THE TASK - Write out again, exactly as they appear, the lines from the line with "Recreate this image" through the line with "ax = fig.add_axes([66". Do not include any pictures.

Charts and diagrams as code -
========================

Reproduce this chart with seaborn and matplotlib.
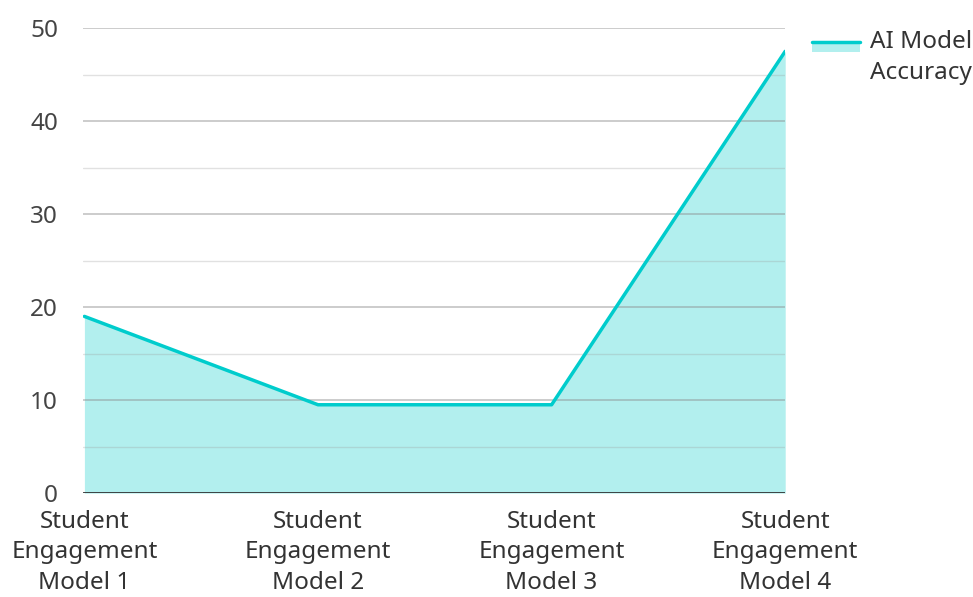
import matplotlib
matplotlib.use("Agg")
import matplotlib.pyplot as plt
import seaborn as sns
import pandas as pd
from matplotlib.patches import Rectangle
from matplotlib.lines import Line2D

# chart data
categories = ["Student\nEngagement\nModel 1", "Student\nEngagement\nModel 2",
              "Student\nEngagement\nModel 3", "Student\nEngagement\nModel 4"]
accuracy = [19, 9.5, 9.5, 47.5]
series_name = "AI Model\nAccuracy"

df = pd.DataFrame({"model": categories, "accuracy": accuracy, "x": range(len(categories))})

sns.set_style("white")
plt.rcParams['font.family'] = ['Noto Sans', 'DejaVu Sans']

line_color = "#00cccc"
fill_color = "#b2efee"
text_color = "#333333"
fs = 17.5

fig = plt.figure(figsize=(9.73, 5.97), dpi=100)
ax = fig.add_axes([0.0853, 0.174, 0.7217, 0.779])

ax.fill_between(df["x"], df["accuracy"], 0, color=fill_color, zorder=1, linewidth=0)
sns.lineplot(data=df, x="x", y="accuracy", color=line_color, linewidth=2.5, ax=ax, zorder=3)

# gridlines drawn over the fill
for v in range(5, 50, 10):
    ax.axhline(v, color="#9e9e9e", alpha=0.3, linewidth=1, zorder=2)
for v in range(10, 51, 10):
    ax.axhline(v, color="#8a8a8a", alpha=0.5, linewidth=1.2, zorder=2)
ax.axhline(0, color="#333333", linewidth=2, zorder=4)

ax.set_xlim(-0.006, len(categories) - 1)
ax.set_ylim(0, 50)
ax.set_yticks(range(0, 51, 10))
ax.set_xticks(df["x"])
ax.set_xticklabels(categories, fontsize=fs, color=text_color, linespacing=1.36)
ax.tick_params(axis="y", labelsize=fs, labelcolor="#444444", length=0, pad=18)
ax.tick_params(axis="x", length=0, pad=12)
ax.set_xlabel("")
ax.set_ylabel("")
for s in ax.spines.values():
    s.set_visible(False)

# legend: swatch with line on its top edge
fig.add_artist(Rectangle((0.8345, 0.913), 0.0494, 0.017, transform=fig.transFigure,
                         facecolor=fill_color, edgecolor="none"))
fig.add_artist(Line2D([0.8345, 0.8839], [0.9296, 0.9296], transform=fig.transFigure,
                      color=line_color, linewidth=2.5))
fig.text(0.894, 0.950, series_name, fontsize=fs, color=text_color,
         va="top", ha="left", linespacing=1.4)

fig.savefig("out.png", dpi=100)
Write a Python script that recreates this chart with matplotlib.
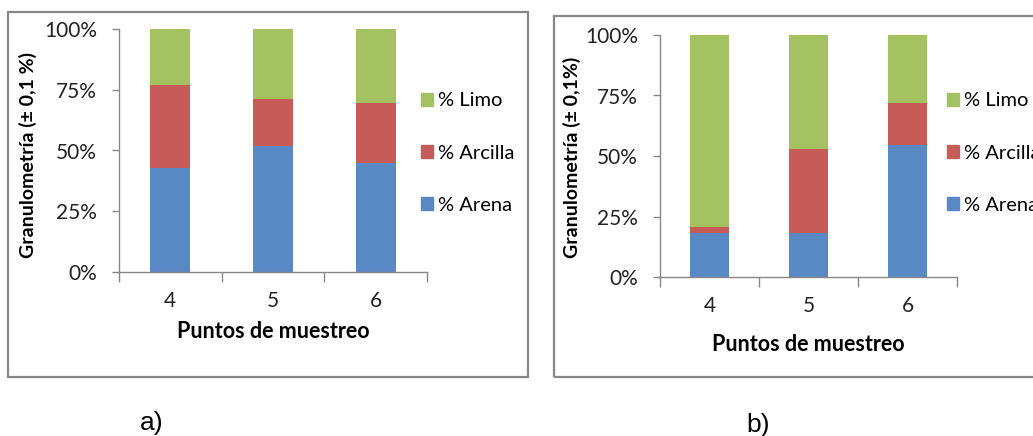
import numpy as np
import matplotlib
matplotlib.use('Agg')
import matplotlib.pyplot as plt
from matplotlib.patches import Rectangle, Patch
from matplotlib.ticker import PercentFormatter

# data (fractions of the total)
puntos = ['4', '5', '6']
series = ['% Arena', '% Arcilla', '% Limo']
arena_a = [0.43, 0.52, 0.45]
arcilla_a = [0.34, 0.19, 0.245]
limo_a = [0.23, 0.29, 0.305]
arena_b = [0.18, 0.18, 0.547]
arcilla_b = [0.028, 0.35, 0.17]
limo_b = [0.792, 0.47, 0.283]
ylabels = ['Granulometría (± 0,1 %)', 'Granulometría (± 0,1%)']
panel_tags = ['a)', 'b)']

colors = ['#5889C4', '#C75B57', '#A5C263']
gray = '#878787'
font = 'Lato'

W, H = 1033, 436
fig = plt.figure(figsize=(W / 100, H / 100), dpi=100)


def fx(px):
    return px / W


def fy(py):
    return 1 - py / H


def draw_panel(box, frame, vals, ylabel, ylab_xy, xlab_y, leg_x, tag, tag_xy):
    # outer chart frame like the excel chart area
    fig.patches.append(Rectangle((fx(frame[0]), fy(frame[3])), fx(frame[2] - frame[0]), (frame[3] - frame[1]) / H,
                                 transform=fig.transFigure, fill=False, edgecolor=gray, linewidth=1.6))
    ax = fig.add_axes([fx(box[0]), fy(box[3]), fx(box[2] - box[0]), (box[3] - box[1]) / H])
    x = np.arange(len(puntos))
    bottom = np.zeros(len(puntos))
    for v, c, name in zip(vals, colors, series):
        ax.bar(x, v, 0.39, bottom=bottom, color=c, label=name)
        bottom += np.array(v)
    ax.set_xlim(-0.5, 2.5)
    ax.set_ylim(0, 1)
    ax.set_yticks([0, 0.25, 0.5, 0.75, 1.0])
    ax.yaxis.set_major_formatter(PercentFormatter(1.0, decimals=0))
    ax.set_xticks([-0.5, 0.5, 1.5, 2.5])
    ax.set_xticklabels([])
    ax.set_xticks(x, minor=True)
    ax.set_xticklabels(puntos, minor=True, fontsize=15, fontname=font, color='#222222')
    ax.tick_params(axis='x', which='major', length=7, width=1, color=gray, direction='out')
    ax.tick_params(axis='x', which='minor', length=0, pad=14)
    ax.tick_params(axis='y', length=5, width=1, color=gray, pad=11, labelsize=15)
    for lab in ax.get_yticklabels():
        lab.set_fontname(font)
        lab.set_color('#222222')
    for s in ['top', 'right']:
        ax.spines[s].set_visible(False)
    for s in ['left', 'bottom']:
        ax.spines[s].set_color(gray)
        ax.spines[s].set_linewidth(1)
    fig.text(fx(ylab_xy[0]), fy(ylab_xy[1]), ylabel, rotation=90, ha='center', va='center',
             fontsize=14, fontweight='bold', fontname=font)
    fig.text(fx((box[0] + box[2]) / 2), fy(xlab_y), 'Puntos de muestreo', ha='center', va='center',
             fontsize=15.5, fontweight='bold', fontname=font)
    handles = [Patch(color=c, label=n) for c, n in zip(colors, series)][::-1]
    fig.legend(handles=handles, loc='center left', bbox_to_anchor=(fx(leg_x), fy(153)),
               frameon=False, prop={'family': font, 'size': 14.5}, handlelength=0.6, handleheight=0.6,
               handletextpad=0.25, labelspacing=1.75, borderpad=0, borderaxespad=0)
    fig.text(fx(tag_xy[0]), fy(tag_xy[1]), tag, ha='center', va='center', fontsize=19,
             fontname='Liberation Sans')
    return ax


draw_panel((119, 29, 427, 272), (8, 12, 528, 377), [arena_a, arcilla_a, limo_a], ylabels[0],
           (28, 155), 331, 421, panel_tags[0], (152, 423))
draw_panel((660, 35, 957, 277), (554, 16, 1045, 377), [arena_b, arcilla_b, limo_b], ylabels[1],
           (572, 157), 344, 947, panel_tags[1], (758, 425))

fig.savefig('out.png', dpi=100)
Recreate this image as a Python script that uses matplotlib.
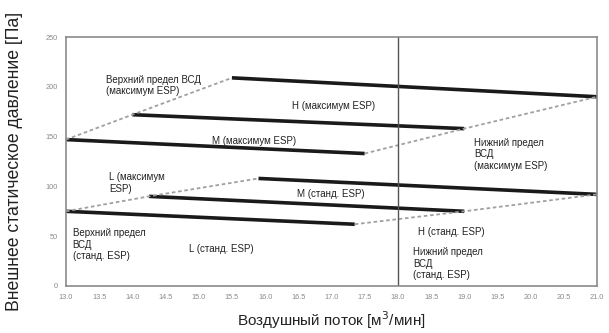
import matplotlib.pyplot as plt
import numpy as np

plt.rcParams['font.family'] = ['Liberation Sans', 'DejaVu Sans']

# fan curves: (start airflow, start pressure, end airflow, end pressure)
top_max = [15.5, 209, 21.0, 190]
h_max = [14.0, 172, 19.0, 158]
m_max = [13.0, 147, 17.5, 133]
top_std = [15.9, 108, 21.0, 92]
m_std = [14.25, 90, 19.0, 75]
l_std = [13.0, 75, 17.35, 62]

curves = [top_max, h_max, m_max, top_std, m_std, l_std]

x_ticks = np.arange(13.0, 21.01, 0.5)
y_ticks = [0, 50, 100, 150, 200, 250]

fig = plt.figure(figsize=(6.09, 3.33), dpi=100)
ax = fig.add_axes([66 / 609, 1 - 286 / 333, (597 - 66) / 609, (286 - 37) / 333])

for c in curves:
    ax.plot([c[0], c[2]], [c[1], c[3]], color='#1a1a1a', lw=2.6, solid_capstyle='butt')

# upper and lower limit lines join the curve ends
dash_kw = dict(color='#a0a0a0', lw=1.3, ls=(0, (2, 1.5)))
for group in ([m_max, h_max, top_max], [l_std, m_std, top_std]):
    ax.plot([c[0] for c in group], [c[1] for c in group], **dash_kw)
    ax.plot([c[2] for c in group], [c[3] for c in group], **dash_kw)

ax.axvline(18.0, color='#555555', lw=1.0)

ax.set_xlim(13.0, 21.0)
ax.set_ylim(0, 250)
ax.set_xticks(x_ticks, [f'{v:.1f}' for v in x_ticks])
ax.set_yticks(y_ticks, [str(v) for v in y_ticks])
ax.tick_params(labelsize=5.3, colors='#8a8a8a', length=0, pad=6)
for s in ax.spines.values():
    s.set_color('#8a8a8a')
    s.set_linewidth(1.2)

ax.set_ylabel('Внешнее статическое давление [Па]', fontsize=12.7, color='#222222', labelpad=16)
ax.set_xlabel('Воздушный поток [м$^3$/мин]', fontsize=11, color='#222222', labelpad=6)

fs = 7
tk = dict(fontsize=fs, color='#222222', linespacing=1.2)
ax.text(13.6, 212, 'Верхний предел ВСД\n(максимум ESP)', va='top', **tk)
ax.text(16.4, 181, 'H (максимум ESP)', va='center', **tk)
ax.text(15.2, 146, 'M (максимум ESP)', va='center', **tk)
ax.text(19.15, 149, 'Нижний предел\nВСД\n(максимум ESP)', va='top', **tk)
ax.text(13.65, 114, 'L (максимум\nESP)', va='top', **tk)
ax.text(16.48, 92, 'M (станд. ESP)', va='center', **tk)
ax.text(13.1, 58, 'Верхний предел\nВСД\n(станд. ESP)', va='top', **tk)
ax.text(14.85, 37, 'L (станд. ESP)', va='center', **tk)
ax.text(18.3, 54, 'H (станд. ESP)', va='center', **tk)
ax.text(18.23, 39, 'Нижний предел\nВСД\n(станд. ESP)', va='top', **tk)

fig.savefig('out.png', dpi=100)
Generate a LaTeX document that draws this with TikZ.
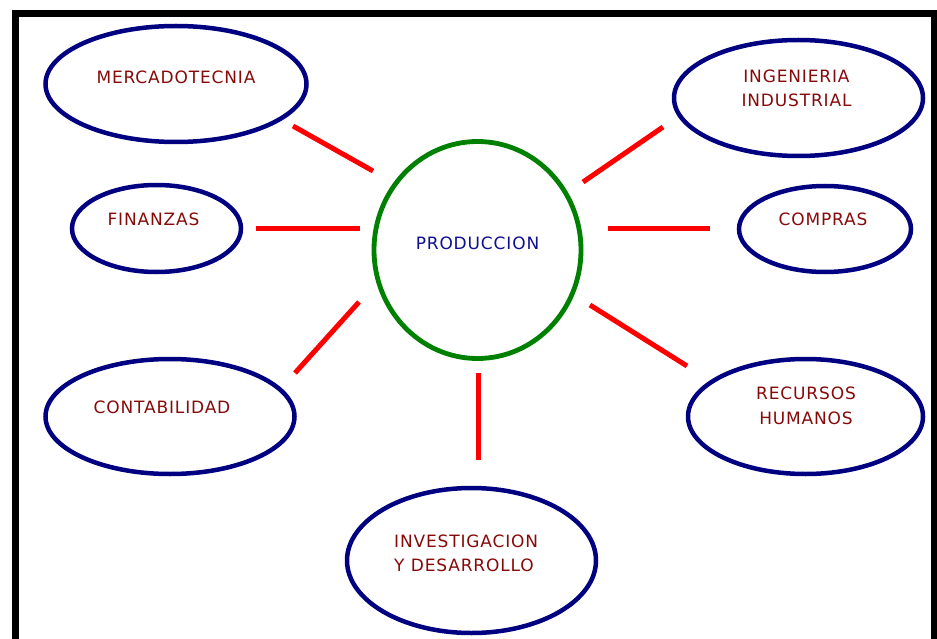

========================

FULL OUTPUT -
Recreate this image as a Python script that uses matplotlib.
import matplotlib.pyplot as plt
import numpy as np

plt.rcParams['font.family'] = ['Liberation Sans', 'DejaVu Sans']

# fan curves: (start airflow, start pressure, end airflow, end pressure)
top_max = [15.5, 209, 21.0, 190]
h_max = [14.0, 172, 19.0, 158]
m_max = [13.0, 147, 17.5, 133]
top_std = [15.9, 108, 21.0, 92]
m_std = [14.25, 90, 19.0, 75]
l_std = [13.0, 75, 17.35, 62]

curves = [top_max, h_max, m_max, top_std, m_std, l_std]

x_ticks = np.arange(13.0, 21.01, 0.5)
y_ticks = [0, 50, 100, 150, 200, 250]

fig = plt.figure(figsize=(6.09, 3.33), dpi=100)
ax = fig.add_axes([66 / 609, 1 - 286 / 333, (597 - 66) / 609, (286 - 37) / 333])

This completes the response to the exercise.